For everyone who knows there’s a lot to say about racism, but has absolutely no idea what to say about it, there’s Black or White, the perfect Sunday-afternoon fodder for starting conversations that will go absolutely nowhere and leave everyone involved feeling as if they’ve done their due diligence. The title alone makes no firm commitments to anything other than forcing the conversation: Why strive for the sort of profound conclusions that might actually help foster real change when you can just name-check the usual stereotypical talking points?

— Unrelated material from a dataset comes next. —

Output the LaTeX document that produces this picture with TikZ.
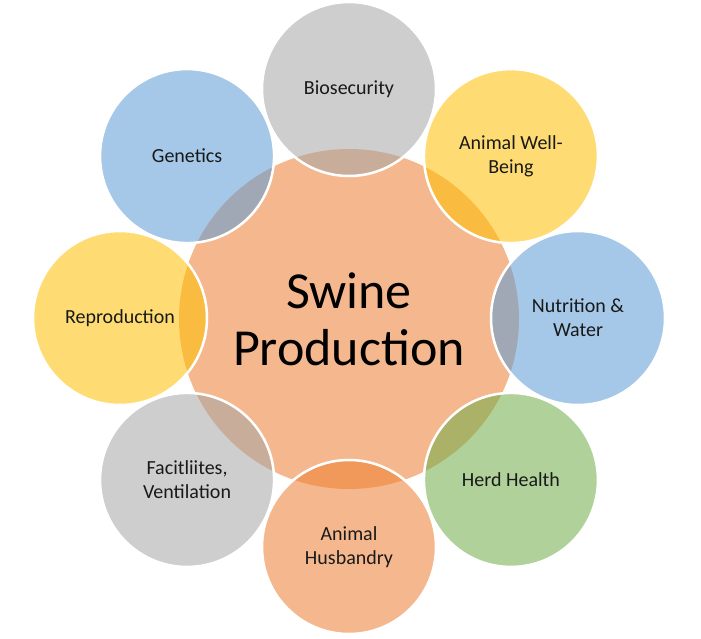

Allegedly based on a true story, but frequently suggesting an adaptation of the comments section of any neighborhood crime watch Facebook post, the film stars Kevin Costner as Elliot Anderson, a wealthy and recently widowed grandfather who, having also lost his own daughter during childbirth, has been left totally alone to raise preteen Eloise (Jillian Estell). Elliot’s wife isn’t even cold in the ground before Eloise’s paternal grandmother, Rowena Jeffers (Octavia Spencer), suggests to Elliot that maybe their charge, a burgeoning boarding-school pixie in training, ought to at least spend some time bonding with her side of the family down in South Central. Elliot, who has a bar in his living room that would suit a four-star hotel, even though he apparently only drinks Glenmorangie, drowns his sorrows while Rowena draws up custodial papers to take Eloise on full time. The situation is tense enough even before Eloise’s junkie father shows up to Elliot’s gated community, and there isn’t a single trick writer-director Mike Binder hasn’t lifted from the Paul Haggis playbook.
True to the Crash screenwriter’s enduring influence, no mistake is left unpunished, and no virtue is left unchallenged by a split-second lapse in judgment. Costner and Spencer both rise to the occasion, giving two of the most professionally nuance-free performances of their careers—Spencer twitching and squawking her way through each grisly courtroom interjection, and Costner unabashedly embodying Gran Torino-model Clint Eastwood, scowling and darting around the dubious thin line between “racism” and un-sugarcoated “truthfulness” that only anti-P.C. wingnuts actually believe exists.
Black or White openly wears kid gloves; it’s the Goodnight Moon of Crash descendants. But even though it aims for an aura of impartiality (the end credits are accompanied by an earnest song that opens: “She’s got the best of both worlds”), only one character is given the chance to answer for—and, pointedly, not atone over—his one-time use of the n-word. No points for guessing.